Außerdem brodelt es hinter den Kulissen des Projekts zwischen Initiatorin Christina Frank von Verdi in Stuttgart und Wolfgang Gröll. Im Moment streiten sich die Parteien darüber, wo die Wertmünzen von jenen Orten eingelöst werden können, in denen kein Drehpunkt zustande gekommen ist: zum Beispiel in Winterlingen (Zollernalbkreis) und Eberstadt (Landkreis Heilbronn).

Nach der Schlecker-Insolvenz haben Bürger Wertmünzen – sogenannte Stützlis – im Wert von insgesamt 50 000 Euro gekauft, um die Drehpunkt-Läden in der Anfangsphase mit frischem Kapital zu unterstützen. Nach drei Jahren, so der Deal damals, könnte man für den Gegenwert eines Stützlis in einem Drehpunk-Laden einkaufen. Was mit den Stützlis aus Eberstadt und Winterlingen passiert, ist nun einer der Streitpunkte zwischen Gröll und Frank.

Auch darum sind manche ehemaligen Schlecker-Kolleginnen froh, dass sie mit der Welt von früher und ihren Beteiligten nichts mehr zu tun haben.

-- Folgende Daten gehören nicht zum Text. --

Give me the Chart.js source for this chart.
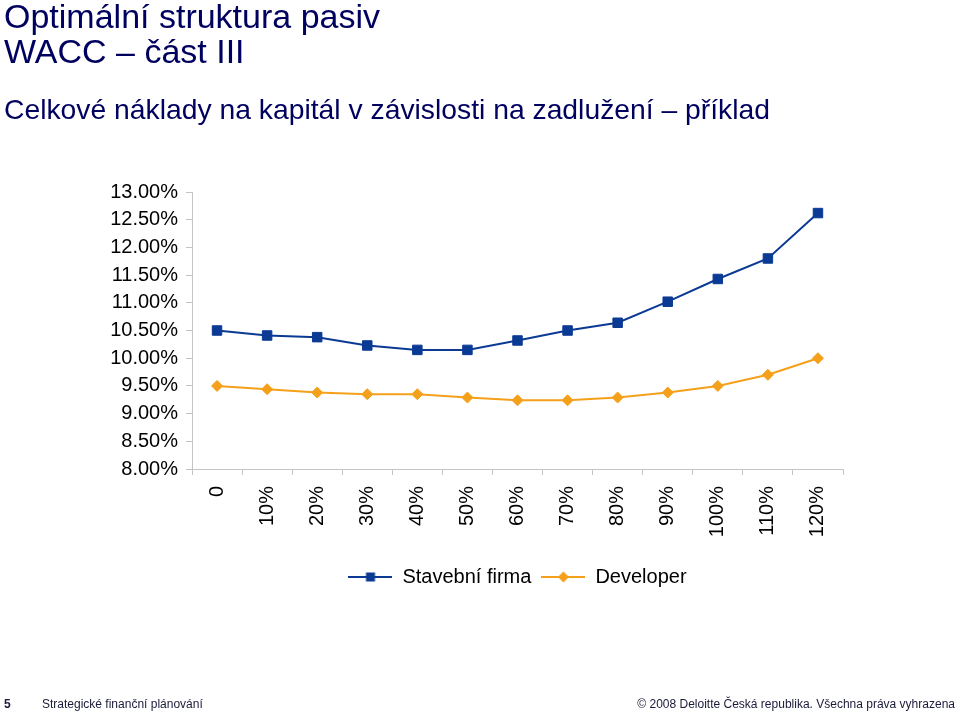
<!DOCTYPE html>
<html>
<head>
<meta charset="utf-8">
<script src="https://cdn.jsdelivr.net/npm/chart.js@4.4.1/dist/chart.umd.min.js"></script>
<style>
  body { margin: 0; background: #fff; font-family: "Liberation Sans", Arial, sans-serif; }
  #page { position: relative; width: 960px; height: 715px; overflow: hidden; }
  #chartBox { position: absolute; left: 0; top: 0; width: 960px; height: 715px; }
  .title { position: absolute; left: 4px; top: -1px; font-size: 34px; line-height: 35px; color: #00005e; }
  .subtitle { position: absolute; left: 4px; top: 95px; font-size: 28.3px; line-height: 28px; color: #00005e; }
  .foot { position: absolute; top: 698px; font-size: 12px; line-height: 12px; color: #1a1a3a; }
</style>
</head>
<body>
<div id="page">
  <div id="chartBox"><canvas id="myChart"></canvas></div>
  <div class="title">Optimální struktura pasiv<br>WACC – část III</div>
  <div class="subtitle">Celkové náklady na kapitál v závislosti na zadlužení – příklad</div>
  <div class="foot" style="left:4px;font-weight:bold;">5</div>
  <div class="foot" style="left:42px;">Strategické finanční plánování</div>
  <div class="foot" style="right:5px;">© 2008 Deloitte Česká republika. Všechna práva vyhrazena</div>
</div>
<script>
// debt ratio categories
let categories = ["0", "10%", "20%", "30%", "40%", "50%", "60%", "70%", "80%", "90%", "100%", "110%", "120%"];
// cost of capital in %
let stavebniFirma = [10.50, 10.41, 10.38, 10.23, 10.15, 10.15, 10.32, 10.50, 10.64, 11.02, 11.43, 11.80, 12.62];
let developer = [9.50, 9.44, 9.38, 9.35, 9.35, 9.29, 9.24, 9.24, 9.29, 9.38, 9.50, 9.70, 10.00];
let seriesNames = ["Stavební firma", "Developer"];
// y axis range / step
let yMin = 8, yMax = 13, yStep = 0.5;

let blue = "#0b3a94";
let orange = "#f5a01a";
let axisGrey = "#c4c4c4";

// small picture for legend: line + marker
function legendIcon(color, diamond) {
    let c = document.createElement("canvas");
    c.width = 44;
    c.height = 14;
    let ctx = c.getContext("2d");
    ctx.strokeStyle = color;
    ctx.lineWidth = 2;
    ctx.beginPath();
    ctx.moveTo(0, 7);
    ctx.lineTo(44, 7);
    ctx.stroke();
    ctx.fillStyle = color;
    if (diamond) {
        ctx.beginPath();
        ctx.moveTo(22, 1.5);
        ctx.lineTo(27.5, 7);
        ctx.lineTo(22, 12.5);
        ctx.lineTo(16.5, 7);
        ctx.closePath();
        ctx.fill();
    } else {
        ctx.fillRect(17.5, 2.5, 9, 9);
    }
    return c;
}
let icons = [legendIcon(blue, false), legendIcon(orange, true)];

const data = {
    labels: categories,
    datasets: [
        {
            label: seriesNames[0],
            data: stavebniFirma,
            borderColor: blue,
            backgroundColor: blue,
            borderWidth: 2,
            pointStyle: "rect",
            pointRadius: 6.7,
            pointBorderWidth: 1,
        },
        {
            label: seriesNames[1],
            data: developer,
            borderColor: orange,
            backgroundColor: orange,
            borderWidth: 2,
            pointStyle: "rectRot",
            pointRadius: 5.5,
            pointBorderWidth: 1,
        },
    ],
};

const config = {
    type: "line",
    data: data,
    options: {
        responsive: true,
        maintainAspectRatio: false,
        animation: false,
        layout: {
            padding: { left: 0, top: 192, right: 117, bottom: 118 },
        },
        plugins: {
            tooltip: { enabled: false },
            legend: {
                position: "bottom",
                fullSize: false,
                labels: {
                    usePointStyle: true,
                    pointStyleWidth: 44,
                    padding: 10,
                    color: "#000",
                    font: { family: "Liberation Sans", size: 20 },
                    generateLabels: function (chart) {
                        return chart.data.datasets.map(function (ds, i) {
                            return {
                                text: ds.label,
                                pointStyle: icons[i],
                                fillStyle: ds.borderColor,
                                strokeStyle: ds.borderColor,
                                lineWidth: 0,
                                hidden: false,
                                datasetIndex: i,
                            };
                        });
                    },
                },
            },
        },
        scales: {
            x: {
                offset: true,
                grid: {
                    display: true,
                    drawOnChartArea: false,
                    drawTicks: true,
                    tickLength: 6,
                    offset: true,
                    color: axisGrey,
                },
                border: { color: axisGrey, width: 1 },
                ticks: {
                    color: "#000",
                    minRotation: 90,
                    maxRotation: 90,
                    autoSkip: false,
                    padding: 11,
                    font: { family: "Liberation Sans", size: 20 },
                },
                afterFit: function (scale) {
                    scale.height = 88;
                },
            },
            y: {
                min: yMin,
                max: yMax,
                grid: {
                    display: true,
                    drawOnChartArea: false,
                    drawTicks: true,
                    tickLength: 6,
                    color: axisGrey,
                },
                border: { color: axisGrey, width: 1 },
                ticks: {
                    stepSize: yStep,
                    color: "#000",
                    padding: 8,
                    font: { family: "Liberation Sans", size: 20 },
                    callback: function (v) {
                        return v.toFixed(2) + "%";
                    },
                },
                afterFit: function (scale) {
                    scale.width = 192;
                },
            },
        },
    },
};

const myChart = new Chart(document.getElementById("myChart"), config);
</script>
</body>
</html>
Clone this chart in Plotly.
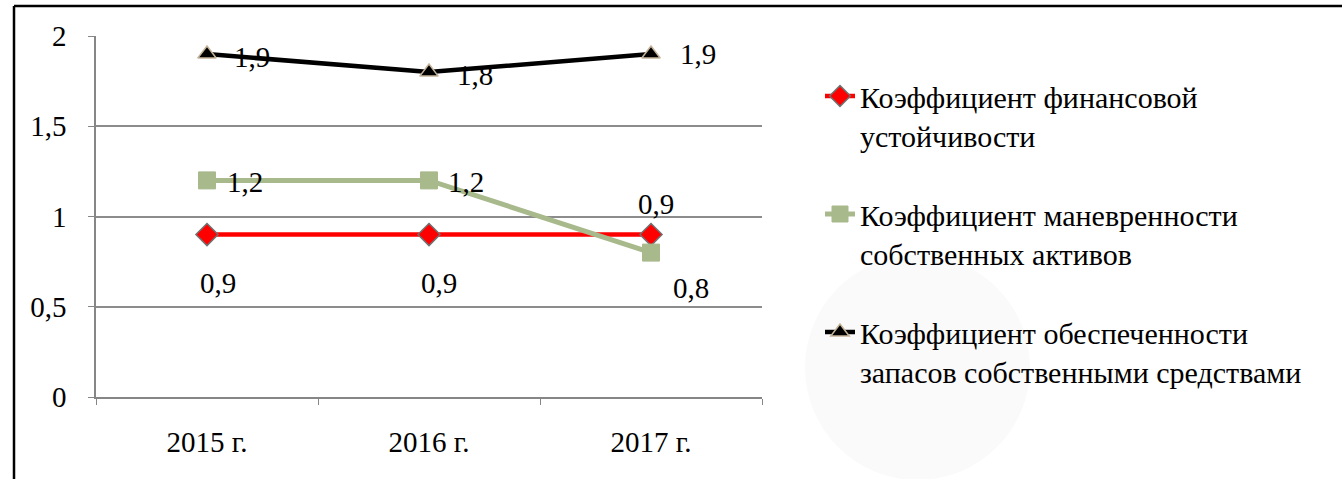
import plotly.graph_objects as go

categories = ["2015 г.", "2016 г.", "2017 г."]
fin_stability = [0.9, 0.9, 0.9]
maneuverability = [1.2, 1.2, 0.8]
inventory_cover = [1.9, 1.8, 1.9]

names = [
    "Коэффициент финансовой<br>устойчивости",
    "Коэффициент маневренности<br>собственных активов",
    "Коэффициент обеспеченности<br>запасов собственными средствами",
]

FONT = "Liberation Serif, Times New Roman, serif"
FS_LABEL = 29
FS_YTICK = 29
FS_XTICK = 29
FS_LEGEND = 30

W, H = 1342, 479
L, R, T, B = 96, 762, 36, 397  # plot area pixels


def px2x(px):
    return (px - L) / (R - L)


def py2y(py):
    return (B - py) / (B - T)


fig = go.Figure()

fig.add_trace(go.Scatter(
    x=categories, y=fin_stability, mode="lines+markers", name=names[0],
    line=dict(color="#FF0000", width=4.5),
    marker=dict(symbol="diamond", size=17, color="#FF0000",
                line=dict(color="#707070", width=1.5)),
    legend="legend",
))
fig.add_trace(go.Scatter(
    x=categories, y=maneuverability, mode="lines+markers", name=names[1],
    line=dict(color="#A8B98C", width=5),
    marker=dict(symbol="square", size=17, color="#A8B98C",
                line=dict(color="#A8B98C", width=1)),
    legend="legend2",
))
fig.add_trace(go.Scatter(
    x=categories, y=inventory_cover, mode="lines+markers", name=names[2],
    line=dict(color="#000000", width=4.5),
    marker=dict(symbol="triangle-up", size=16, color="#000000",
                line=dict(color="#C4B49A", width=1.5)),
    legend="legend3",
))


def lab(v):
    return f"{v:.1f}".replace(".", ",")


# data label offsets (pixels) per point
offsets = [
    (fin_stability, [(11, -48), (10, -48), (5, 31)]),
    (maneuverability, [(38, -2), (37, -2), (40, -35)]),
    (inventory_cover, [(45, -3), (46, -3), (47, 0)]),
]
for series, offs in offsets:
    for cat, v, (dx, dy) in zip(categories, series, offs):
        fig.add_annotation(x=cat, y=v, text=lab(v), showarrow=False,
                           xshift=dx, yshift=dy,
                           font=dict(family=FONT, size=FS_LABEL, color="#000000"))

legend_common = dict(
    font=dict(family=FONT, size=FS_LEGEND, color="#000000"),
    bgcolor="rgba(0,0,0,0)", xanchor="left", yanchor="top",
    itemwidth=30, tracegroupgap=0, valign="top",
)
fig.update_layout(
    showlegend=True,
    legend=dict(x=px2x(820), y=py2y(70), **legend_common),
    legend2=dict(x=px2x(820), y=py2y(188), **legend_common),
    legend3=dict(x=px2x(820), y=py2y(306), **legend_common),
)

fig.update_layout(
    width=W, height=H,
    margin=dict(l=L, r=W - R, t=T, b=H - B, pad=0),
    paper_bgcolor="#FFFFFF", plot_bgcolor="#FFFFFF",
    separators=", ",
    font=dict(family=FONT, size=FS_YTICK, color="#000000"),
    xaxis=dict(
        type="category", tickson="boundaries", ticks="outside", ticklen=6,
        tickcolor="#868686", showline=True, linecolor="#868686", linewidth=1.5,
        showgrid=False, ticklabelstandoff=18,
        tickfont=dict(family=FONT, size=FS_XTICK, color="#000000"),
        range=[-0.5, 2.5],
    ),
    yaxis=dict(
        range=[0, 2], tickvals=[0, 0.5, 1, 1.5, 2], ticks="outside", ticklen=6,
        tickcolor="#868686", showline=True, linecolor="#868686", linewidth=1.5,
        showgrid=True, gridcolor="#8C8C8C", gridwidth=1.5, zeroline=False,
        ticklabelstandoff=16,
        tickfont=dict(family=FONT, size=FS_YTICK, color="#000000"),
    ),
    shapes=[
        dict(type="circle", xref="paper", yref="paper",
             x0=px2x(805), x1=px2x(1030), y0=py2y(480), y1=py2y(255),
             fillcolor="#FAFAFA", line=dict(width=0), layer="below"),
        dict(type="line", xref="paper", yref="paper",
             x0=px2x(14), x1=px2x(1360), y0=py2y(6), y1=py2y(6),
             line=dict(color="#000000", width=2.5)),
        dict(type="line", xref="paper", yref="paper",
             x0=px2x(14), x1=px2x(14), y0=py2y(6), y1=py2y(500),
             line=dict(color="#000000", width=2.5)),
    ],
)

fig.write_html("out.html", config={"displayModeBar": False},
               post_script="document.body.style.margin='0';document.body.style.overflow='hidden';")
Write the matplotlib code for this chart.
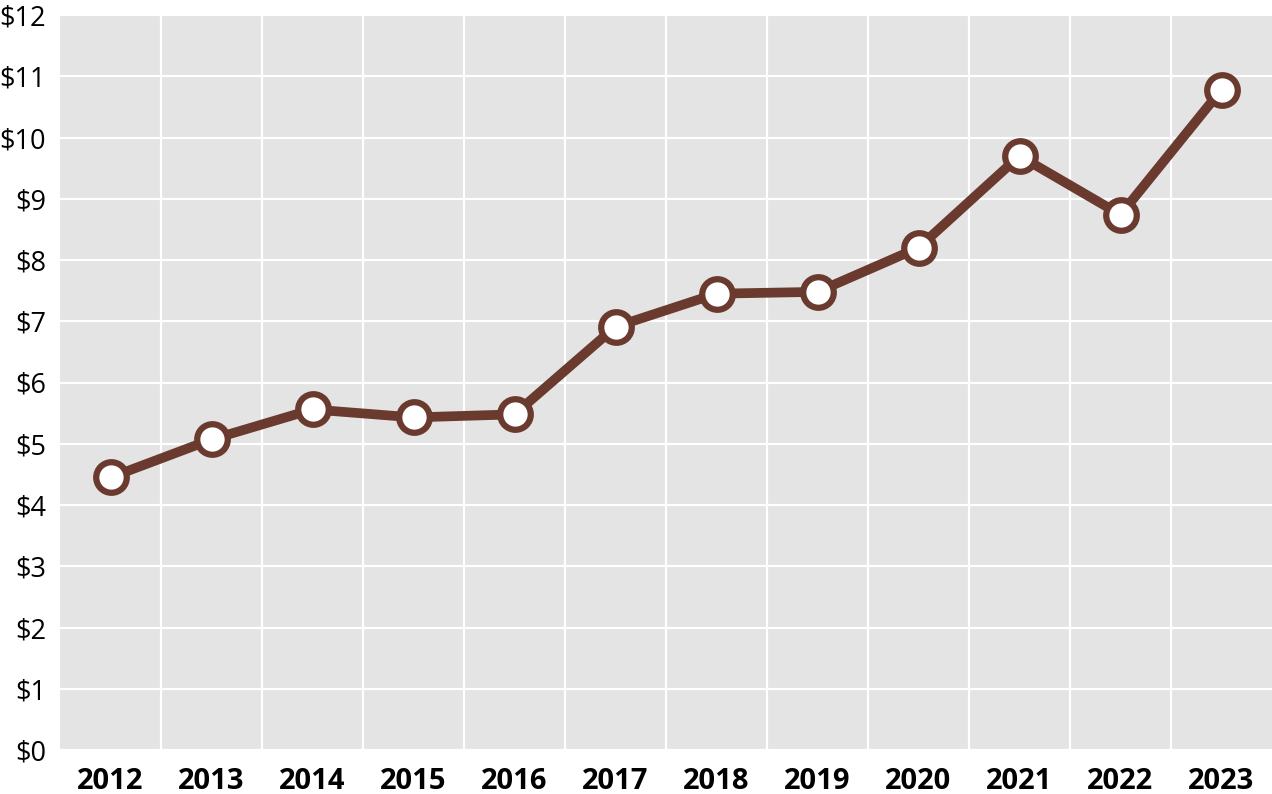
import matplotlib.pyplot as plt
import numpy as np

years = ["2012", "2013", "2014", "2015", "2016", "2017",
         "2018", "2019", "2020", "2021", "2022", "2023"]
values = [4.45, 5.07, 5.56, 5.43, 5.48, 6.91, 7.45, 7.48, 8.20, 9.70, 8.74, 10.78]
yticks = [0, 1, 2, 3, 4, 5, 6, 7, 8, 9, 10, 11, 12]

plt.rcParams['font.family'] = ['Open Sans', 'DejaVu Sans']

fig = plt.figure(figsize=(12.72, 7.94), dpi=100)
ax = fig.add_axes([60 / 1272, 44 / 794, 1212 / 1272, 735 / 794])
ax.set_facecolor('#e4e4e4')

x = np.arange(len(years))
ax.plot(x, values, color='#6b3a2e', lw=7, marker='o', markersize=22,
        markerfacecolor='white', markeredgecolor='#6b3a2e', markeredgewidth=4.5,
        zorder=3, clip_on=False)

ax.set_xlim(-0.5, len(years) - 0.5)
ax.set_ylim(0, 12)
ax.set_yticks(yticks)
ax.set_yticklabels([f"${v}" for v in yticks], fontsize=19.5)
ax.set_xticks(x)
ax.set_xticklabels(years, fontsize=21, fontweight='bold')
ax.set_xticks(x[:-1] + 0.5, minor=True)

ax.grid(True, axis='y', which='major', color='white', lw=1.6)
ax.grid(True, axis='x', which='minor', color='white', lw=1.6)
ax.set_axisbelow(True)
ax.tick_params(which='both', length=0)
ax.tick_params(axis='y', pad=10)
ax.tick_params(axis='x', pad=12)
for s in ax.spines.values():
    s.set_visible(False)

plt.savefig('out.png', dpi=100)
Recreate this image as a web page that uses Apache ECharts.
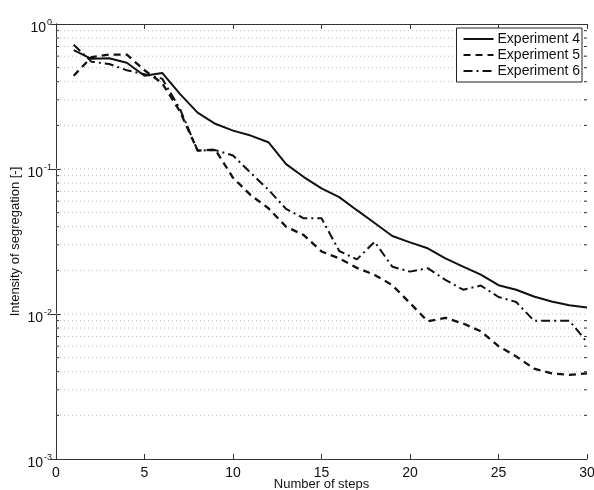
<!DOCTYPE html>
<html>
<head>
<meta charset="utf-8">
<script src="https://cdn.jsdelivr.net/npm/echarts@6/dist/echarts.min.js"></script>
<style>
  html, body { margin: 0; padding: 0; background: #fff; }
  #chart { width: 594px; height: 490px; }
</style>
</head>
<body>
<div id="chart"></div>
<script>
// Steps along the x axis
const steps = [1,2,3,4,5,6,7,8,9,10,11,12,13,14,15,16,17,18,19,20,21,22,23,24,25,26,27,28,29,30];

// Intensity of segregation per step
const exp4 = [0.66,0.575,0.58,0.54,0.44,0.46,0.33,0.245,0.205,0.184,0.17,0.153,0.108,0.088,0.0735,0.064,0.052,0.0424,0.0345,0.0312,0.0284,0.0242,0.0212,0.0187,0.0158,0.0147,0.0132,0.0122,0.0115,0.0111];
const exp5 = [0.44,0.59,0.615,0.615,0.48,0.39,0.25,0.134,0.136,0.087,0.066,0.0536,0.04,0.035,0.027,0.0242,0.0208,0.0186,0.0158,0.0119,0.0089,0.0094,0.0086,0.0076,0.006,0.0051,0.0042,0.0039,0.0038,0.0039];
const exp6 = [0.72,0.55,0.53,0.48,0.45,0.42,0.26,0.134,0.135,0.124,0.094,0.072,0.053,0.0457,0.0457,0.0272,0.0238,0.0315,0.0212,0.0196,0.0207,0.0172,0.0147,0.0157,0.0131,0.0121,0.009,0.009,0.009,0.0064];

// Grid positions on the log axis: decades plus 2..9 inside each decade
const decades = [0.001, 0.01, 0.1, 1];
const minorGrid = [];
[0.001, 0.01, 0.1].forEach(d => { for (let k = 2; k <= 9; k++) minorGrid.push(d * k); });
const gridRows = minorGrid.map(v => [v, 1]).concat(decades.slice(1, 3).map(v => [v, 0]));

const FONT = 'Liberation Sans, Arial, Helvetica, sans-serif';
const chart = echarts.init(document.getElementById('chart'), null, { renderer: 'canvas' });

function pairs(ys) { return steps.map((x, i) => [x, ys[i]]); }

const lineBase = { type: 'line', symbol: 'none', showSymbol: false, silent: true, animation: false, z: 5 };

const option = {
  animation: false,
  backgroundColor: '#ffffff',
  grid: { left: 56, right: 7, top: 24, bottom: 31, containLabel: false, outerBoundsMode: 'none' },
  legend: {
    right: 12, top: 28,
    orient: 'vertical',
    backgroundColor: '#ffffff',
    borderColor: '#222', borderWidth: 1,
    padding: [3, 2, 3, 6],
    itemWidth: 30, itemHeight: 8, itemGap: 0,
    itemStyle: { opacity: 0, borderWidth: 0 },
    textStyle: { fontFamily: FONT, fontSize: 14, color: '#111', lineHeight: 16, padding: [0, 0, 0, -1] },
    data: ['Experiment 4', 'Experiment 5', 'Experiment 6']
  },
  xAxis: [{
    type: 'value', min: 0, max: 30, interval: 5,
    name: 'Number of steps', nameLocation: 'middle', nameGap: 19, nameMoveOverlap: false,
    nameTextStyle: { fontFamily: FONT, fontSize: 13, color: '#111' },
    axisLine: { lineStyle: { color: '#333', width: 1 } },
    axisTick: { inside: true, length: 5, lineStyle: { color: '#333' } },
    axisLabel: { fontFamily: FONT, fontSize: 14, color: '#111', margin: 7 },
    splitLine: { show: false }
  }, {
    type: 'value', min: 0, max: 30, interval: 5, position: 'top',
    axisLine: { lineStyle: { color: '#333', width: 1 } },
    axisTick: { inside: true, length: 5, lineStyle: { color: '#333' } },
    axisLabel: { show: false }, splitLine: { show: false }
  }],
  yAxis: [{
    type: 'log', logBase: 10, min: 0.001, max: 1,
    name: 'Intensity of segregation [-]', nameLocation: 'middle', nameGap: 34, nameMoveOverlap: false,
    nameTextStyle: { fontFamily: FONT, fontSize: 13, color: '#111' },
    axisLine: { lineStyle: { color: '#333', width: 1 } },
    axisTick: { inside: true, length: 5, lineStyle: { color: '#333' } },
    axisLabel: {
      fontFamily: FONT, fontSize: 14, color: '#111', margin: 4,
      padding: [8, 0, 0, 0],
      formatter: v => '10{e|' + Math.round(Math.log10(v)) + '}',
      rich: { e: { fontFamily: FONT, fontSize: 9, color: '#111', padding: [0, 0, 10, 1] } }
    },
    splitLine: { show: false }
  }, {
    type: 'log', logBase: 10, min: 0.001, max: 1, position: 'right',
    axisLine: { lineStyle: { color: '#333', width: 1 } },
    axisTick: { inside: true, length: 5, lineStyle: { color: '#333' } },
    axisLabel: { show: false }, splitLine: { show: false }
  }],
  series: [
    {
      // dotted horizontal grid, with short minor ticks on both sides
      type: 'custom', silent: true, z: 1,
      data: gridRows,
      encode: { y: 0 },
      renderItem: (params, api) => {
        const v = api.value(0);
        const isMinor = api.value(1) === 1;
        const a = api.coord([0, v]);
        const b = api.coord([30, v]);
        const kids = [
          { type: 'line', shape: { x1: a[0], y1: a[1], x2: b[0], y2: b[1] },
            style: { stroke: '#bcbcbc', lineWidth: 1, lineDash: [1, 3] } }
        ];
        if (isMinor) {
          kids.push({ type: 'line', shape: { x1: a[0], y1: a[1], x2: a[0] + 3, y2: a[1] },
            style: { stroke: '#333', lineWidth: 1 } });
          kids.push({ type: 'line', shape: { x1: b[0] - 3, y1: b[1], x2: b[0], y2: b[1] },
            style: { stroke: '#333', lineWidth: 1 } });
        }
        return { type: 'group', children: kids };
      }
    },
    Object.assign({}, lineBase, {
      name: 'Experiment 4', data: pairs(exp4),
      lineStyle: { color: '#111', width: 2, type: 'solid' },
      itemStyle: { color: '#111' }
    }),
    Object.assign({}, lineBase, {
      name: 'Experiment 5', data: pairs(exp5),
      lineStyle: { color: '#111', width: 2.3, type: [7, 5] },
      itemStyle: { color: '#111' }
    }),
    Object.assign({}, lineBase, {
      name: 'Experiment 6', data: pairs(exp6),
      lineStyle: { color: '#111', width: 2, type: [9, 4, 2, 4] },
      itemStyle: { color: '#111' }
    })
  ]
};

chart.setOption(option);
</script>
</body>
</html>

„Ich bin einfach nur glücklich, dass die Zeit bei Schlecker vorbei ist“, sagt auch Marianne Grün (54). Bereits ein Jahr nach der Insolvenz ist sie bei Rossmann in Stuttgart untergekommen, dem einstigen Wettbewerber von Schlecker. „Und 2014 bin ich in meiner Rossmann-Filiale Managerin geworden.“ Das ist zwar immer noch zwei Stufen unter der Filialleitung, „aber es ist alles, was ich erreichen wollte“. Marianne Grün ist zum ersten Mal in ihrer Verkäuferinnen-Karriere richtig stolz.